VCIP has gained a lot of attention majorly from the banking and financial institutions. They experienced an increase in productivity and speeding up the process due to minimal intervention of humans.

Video KYC leverages the video call technology in onboarding the customers via video KYC authentication which has proved to be the most significant development in the field of KYC. It is a simple, seamless and scalable process by which the institutions can acquire customer details and documents before onboarding them. This is a reliable system which uses AI-enabled technology that helps in the prevention of fraud and checking errors.  

Steps in Video-KYC Process

Video-KYC is the game-changer for the industry, cutting down the extensive time-consuming process of document examination from a few days to a couple of minutes. This involved the following, hassle-free steps to be performed by the customers – 

  • Registering and filling up the details on the online form on the website or mobile app of the Regulated entities (RE).

  • Consent to be obtained from the customers to fetch Aadhaar details, PAN number and other official documents to conduct E-verification. Meanwhile, allowing the bank to access the real-time location of the customer using geotagging software.

  • Scheduling a date and time for the customer onboarding process where banks send a link to the customers to the webpage for video call.

  • The bank official initiates the conversation by asking to display the documents on the video call. The software will grab the details from the documents and verify it with the uploaded documents. 

  • Using the facial recognition technology, the bank will verify the customer on the video call with the photograph on the documents.

  • The bank official will ask randomized questions as per the banks’ internal policy to ensure it a live interaction.

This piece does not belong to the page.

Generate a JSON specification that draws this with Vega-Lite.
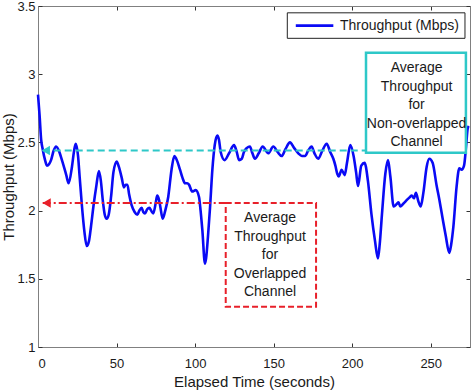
{
  "$schema": "https://vega.github.io/schema/vega-lite/v6.json",
  "width": 432,
  "height": 341,
  "autosize": {"type": "none"},
  "padding": {"left": 38, "top": 6, "right": 4, "bottom": 44},
  "config": {
    "font": "Liberation Sans",
    "view": {"stroke": "#808080", "strokeWidth": 1},
    "axis": {
      "grid": false,
      "domainColor": "#808080",
      "tickColor": "#333333",
      "tickSize": -4,
      "labelFontSize": 13,
      "labelColor": "#1a1a1a",
      "labelPadding": 7,
      "labelOverlap": false,
      "titleFontSize": 15,
      "titleFontWeight": "normal",
      "titleColor": "#1a1a1a"
    }
  },
  "datasets": {
    "throughput": [
      {"t": 0, "v": 2.85}, {"t": 1, "v": 2.7}, {"t": 2, "v": 2.52}, {"t": 3, "v": 2.45}, {"t": 4.5, "v": 2.37},
      {"t": 5.7, "v": 2.33}, {"t": 7, "v": 2.34}, {"t": 8.3, "v": 2.37}, {"t": 10, "v": 2.44}, {"t": 11.5, "v": 2.47},
      {"t": 13.6, "v": 2.43}, {"t": 15, "v": 2.38}, {"t": 16.8, "v": 2.31}, {"t": 18, "v": 2.26}, {"t": 19.5, "v": 2.2},
      {"t": 21.6, "v": 2.32}, {"t": 23, "v": 2.44}, {"t": 24, "v": 2.49}, {"t": 25.5, "v": 2.4}, {"t": 26.5, "v": 2.25},
      {"t": 28, "v": 2.03}, {"t": 29.5, "v": 1.85}, {"t": 31, "v": 1.74}, {"t": 32.5, "v": 1.78}, {"t": 33.7, "v": 1.88},
      {"t": 35.5, "v": 2.05}, {"t": 37, "v": 2.17}, {"t": 38.8, "v": 2.29}, {"t": 40, "v": 2.22}, {"t": 41.2, "v": 2.08},
      {"t": 42.5, "v": 1.97}, {"t": 43.7, "v": 1.94}, {"t": 45, "v": 1.97}, {"t": 46.5, "v": 2.1}, {"t": 48, "v": 2.28},
      {"t": 50.1, "v": 2.36}, {"t": 51.5, "v": 2.32}, {"t": 53.3, "v": 2.24}, {"t": 54.7, "v": 2.17}, {"t": 55.8, "v": 2.19},
      {"t": 56.9, "v": 2.19}, {"t": 58, "v": 2.12}, {"t": 59.6, "v": 2.04}, {"t": 61.5, "v": 1.99}, {"t": 63.2, "v": 1.97},
      {"t": 64.5, "v": 2.0}, {"t": 66, "v": 2.02}, {"t": 67, "v": 1.99}, {"t": 68.1, "v": 1.98}, {"t": 69.5, "v": 2.01},
      {"t": 70.9, "v": 2.02}, {"t": 72, "v": 2.0}, {"t": 73.4, "v": 1.98}, {"t": 75, "v": 2.06}, {"t": 75.9, "v": 2.11},
      {"t": 77, "v": 2.08}, {"t": 77.7, "v": 2.04}, {"t": 79.4, "v": 1.94}, {"t": 81, "v": 2.0}, {"t": 82.9, "v": 2.1},
      {"t": 85, "v": 2.3}, {"t": 86.8, "v": 2.4}, {"t": 88, "v": 2.38}, {"t": 90.4, "v": 2.3}, {"t": 92, "v": 2.24},
      {"t": 93.6, "v": 2.2}, {"t": 95, "v": 2.2}, {"t": 96.1, "v": 2.19}, {"t": 98.2, "v": 2.14}, {"t": 100.4, "v": 2.15},
      {"t": 102.5, "v": 2.1}, {"t": 103.5, "v": 2.0}, {"t": 104.6, "v": 1.86}, {"t": 106.3, "v": 1.61}, {"t": 107, "v": 1.65},
      {"t": 108.2, "v": 1.81}, {"t": 109.5, "v": 2.02}, {"t": 111, "v": 2.3}, {"t": 112.5, "v": 2.48}, {"t": 114.1, "v": 2.55},
      {"t": 115.2, "v": 2.52}, {"t": 116.3, "v": 2.43}, {"t": 118.8, "v": 2.37}, {"t": 121.6, "v": 2.42}, {"t": 124.8, "v": 2.48},
      {"t": 126.5, "v": 2.43}, {"t": 128, "v": 2.37}, {"t": 129.7, "v": 2.38}, {"t": 131.1, "v": 2.43}, {"t": 133, "v": 2.46},
      {"t": 134.9, "v": 2.47}, {"t": 136.5, "v": 2.42}, {"t": 138.1, "v": 2.38}, {"t": 140.5, "v": 2.42}, {"t": 143, "v": 2.47},
      {"t": 146.6, "v": 2.42}, {"t": 149.8, "v": 2.47}, {"t": 152.5, "v": 2.43}, {"t": 155.1, "v": 2.4}, {"t": 157.5, "v": 2.45},
      {"t": 160.4, "v": 2.5}, {"t": 163, "v": 2.46}, {"t": 165.7, "v": 2.42}, {"t": 168, "v": 2.4}, {"t": 170, "v": 2.4},
      {"t": 172, "v": 2.44}, {"t": 174.2, "v": 2.47}, {"t": 176, "v": 2.42}, {"t": 178.4, "v": 2.38}, {"t": 181, "v": 2.44},
      {"t": 183.8, "v": 2.49}, {"t": 186, "v": 2.43}, {"t": 188, "v": 2.38}, {"t": 189.3, "v": 2.33}, {"t": 190.5, "v": 2.27},
      {"t": 191.4, "v": 2.25}, {"t": 193.3, "v": 2.3}, {"t": 195.2, "v": 2.26}, {"t": 196.7, "v": 2.35}, {"t": 198.8, "v": 2.48},
      {"t": 200.9, "v": 2.4}, {"t": 202.5, "v": 2.28}, {"t": 203.7, "v": 2.18}, {"t": 205.8, "v": 2.33}, {"t": 207.9, "v": 2.35},
      {"t": 210, "v": 2.22}, {"t": 212.2, "v": 1.98}, {"t": 214.5, "v": 1.78}, {"t": 216.4, "v": 1.65}, {"t": 217.5, "v": 1.75},
      {"t": 219, "v": 1.98}, {"t": 221.1, "v": 2.27}, {"t": 222.8, "v": 2.37}, {"t": 224.3, "v": 2.25}, {"t": 226.4, "v": 2.03},
      {"t": 228.5, "v": 2.05}, {"t": 229.5, "v": 2.06}, {"t": 230.6, "v": 2.03}, {"t": 232.5, "v": 2.05}, {"t": 235, "v": 2.08},
      {"t": 236.8, "v": 2.1}, {"t": 237.9, "v": 2.11}, {"t": 239.3, "v": 2.09}, {"t": 240.6, "v": 2.13}, {"t": 242.1, "v": 2.07},
      {"t": 243.6, "v": 2.03}, {"t": 245.3, "v": 2.13}, {"t": 247.4, "v": 2.32}, {"t": 249.1, "v": 2.38}, {"t": 251.2, "v": 2.35},
      {"t": 253.8, "v": 2.18}, {"t": 255.5, "v": 2.08}, {"t": 257, "v": 1.98}, {"t": 259.5, "v": 1.82}, {"t": 261.8, "v": 1.69},
      {"t": 263, "v": 1.75}, {"t": 264.4, "v": 1.88}, {"t": 266.5, "v": 2.18}, {"t": 268.2, "v": 2.31}, {"t": 269.7, "v": 2.3},
      {"t": 271.2, "v": 2.33}, {"t": 272.5, "v": 2.47}, {"t": 273.5, "v": 2.6}, {"t": 274.2, "v": 2.62}
    ]
  },
  "resolve": {"axis": {"x": "independent", "y": "independent"}},
  "layer": [
    {
      "data": {"name": "throughput"},
      "mark": {"type": "line", "interpolate": "monotone", "color": "#0a0af5", "strokeWidth": 2.6},
      "encoding": {
        "x": {"field": "t", "type": "quantitative", "scale": {"domain": [0, 275], "nice": false, "zero": false},
              "axis": {"title": "Elapsed Time (seconds)", "values": [0, 50, 100, 150, 200, 250], "labelPadding": 14, "titlePadding": 4}},
        "y": {"field": "v", "type": "quantitative", "scale": {"domain": [1, 3.5], "nice": false, "zero": false},
              "axis": {"title": "Throughput (Mbps)", "values": [1, 1.5, 2, 2.5, 3, 3.5], "format": "~g", "titlePadding": 0}}
      }
    },
    {
      "data": {"values": [{"x": 3, "x2": 208.4, "y": 2.44}]},
      "mark": {"type": "rule", "color": "#2ec8c8", "strokeWidth": 2, "strokeDash": [7, 4]},
      "encoding": {
        "x": {"field": "x", "type": "quantitative", "axis": {"orient": "top", "labels": false, "title": null, "values": [0, 50, 100, 150, 200, 250]}},
        "x2": {"field": "x2"},
        "y": {"field": "y", "type": "quantitative", "axis": {"orient": "right", "labels": false, "title": null, "values": [1, 1.5, 2, 2.5, 3, 3.5]}}
      }
    },
    {
      "data": {"values": [{"x": 3, "x2": 119.5, "y": 2.055}]},
      "mark": {"type": "rule", "color": "#e8202a", "strokeWidth": 2, "strokeDash": [8, 3, 2, 3]},
      "encoding": {
        "x": {"field": "x", "type": "quantitative", "axis": null},
        "x2": {"field": "x2"},
        "y": {"field": "y", "type": "quantitative", "axis": null}
      }
    },
    {
      "data": {"values": [{"x": 5, "y": 2.44, "c": "non"}, {"x": 5.5, "y": 2.055, "c": "ovl"}]},
      "mark": {"type": "point", "shape": "triangle-left", "filled": true, "size": 90, "opacity": 1},
      "encoding": {
        "x": {"field": "x", "type": "quantitative", "axis": null},
        "y": {"field": "y", "type": "quantitative", "axis": null},
        "color": {"field": "c", "type": "nominal", "scale": {"domain": ["non", "ovl"], "range": ["#2ec8c8", "#e8202a"]}, "legend": null}
      }
    },
    {
      "data": {"values": [{"x": 208.8, "x2": 272.4, "y": 3.158, "y2": 2.425}]},
      "mark": {"type": "rect", "fill": "white", "stroke": "#2ec8c8", "strokeWidth": 2.5},
      "encoding": {
        "x": {"field": "x", "type": "quantitative", "axis": null},
        "x2": {"field": "x2"},
        "y": {"field": "y", "type": "quantitative", "axis": null},
        "y2": {"field": "y2"}
      }
    },
    {
      "data": {"values": [{"x": 119.5, "x2": 177, "y": 2.055, "y2": 1.295}]},
      "mark": {"type": "rect", "fill": "white", "stroke": "#e8202a", "strokeWidth": 2, "strokeDash": [6, 3]},
      "encoding": {
        "x": {"field": "x", "type": "quantitative", "axis": null},
        "x2": {"field": "x2"},
        "y": {"field": "y", "type": "quantitative", "axis": null},
        "y2": {"field": "y2"}
      }
    },
    {
      "data": {"values": [{"x": 158.7, "x2": 271.8, "y": 3.45, "y2": 3.263}]},
      "mark": {"type": "rect", "fill": "white", "stroke": "#222222", "strokeWidth": 1},
      "encoding": {
        "x": {"field": "x", "type": "quantitative", "axis": null},
        "x2": {"field": "x2"},
        "y": {"field": "y", "type": "quantitative", "axis": null},
        "y2": {"field": "y2"}
      }
    },
    {
      "data": {"values": [{"x": 164.1, "x2": 188, "y": 3.356}]},
      "mark": {"type": "rule", "color": "#0a0af5", "strokeWidth": 2.6},
      "encoding": {
        "x": {"field": "x", "type": "quantitative", "axis": null},
        "x2": {"field": "x2"},
        "y": {"field": "y", "type": "quantitative", "axis": null}
      }
    },
    {
      "data": {"values": [{"x": 192.2, "y": 3.356, "label": "Throughput (Mbps)"}]},
      "mark": {"type": "text", "align": "left", "baseline": "middle", "fontSize": 14, "color": "#1a1a1a"},
      "encoding": {
        "x": {"field": "x", "type": "quantitative", "axis": null},
        "y": {"field": "y", "type": "quantitative", "axis": null},
        "text": {"field": "label"}
      }
    },
    {
      "data": {"values": [
        {"x": 241, "y": 3.045, "label": "Average\nThroughput\nfor\nNon-overlapped\nChannel"},
        {"x": 147.7, "y": 1.944, "label": "Average\nThroughput\nfor\nOverlapped\nChannel"}
      ]},
      "mark": {"type": "text", "align": "center", "baseline": "middle", "fontSize": 14, "lineBreak": "\n", "lineHeight": 18.5, "color": "#1a1a1a"},
      "encoding": {
        "x": {"field": "x", "type": "quantitative", "axis": null},
        "y": {"field": "y", "type": "quantitative", "axis": null},
        "text": {"field": "label"}
      }
    }
  ]
}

  • After assessing the answers, the bank official will decide whether the customer application should be approved or disapproved. Also, the video call interaction is stored by the official to ensure non-repudiation.

 

The technology used in Video-KYC is a robust, secured and encrypted to prevent data leak which, otherwise, might be a data privacy concern. Each and every step in Video-KYC is done in real-time using AI-enabled techniques of automated data extraction, machine learning and face matching. 

 The Benefits of Video KYC

  • This type of KYC verification process drastically reduces customer onboarding costs.

  • Streamlines the complex process through automation using Artificial Intelligence.

  • Helps to detect frauds and malicious activity and safeguards the investors.

  • Keep a check on criminal activities majorly money laundering

  • Cost-effective technology involving minimal paperwork

 

Video-KYC is monumental but just a mere step in the financial sector, furthermore, developing an impeccable experience in e-commerce, telecom and networking industry.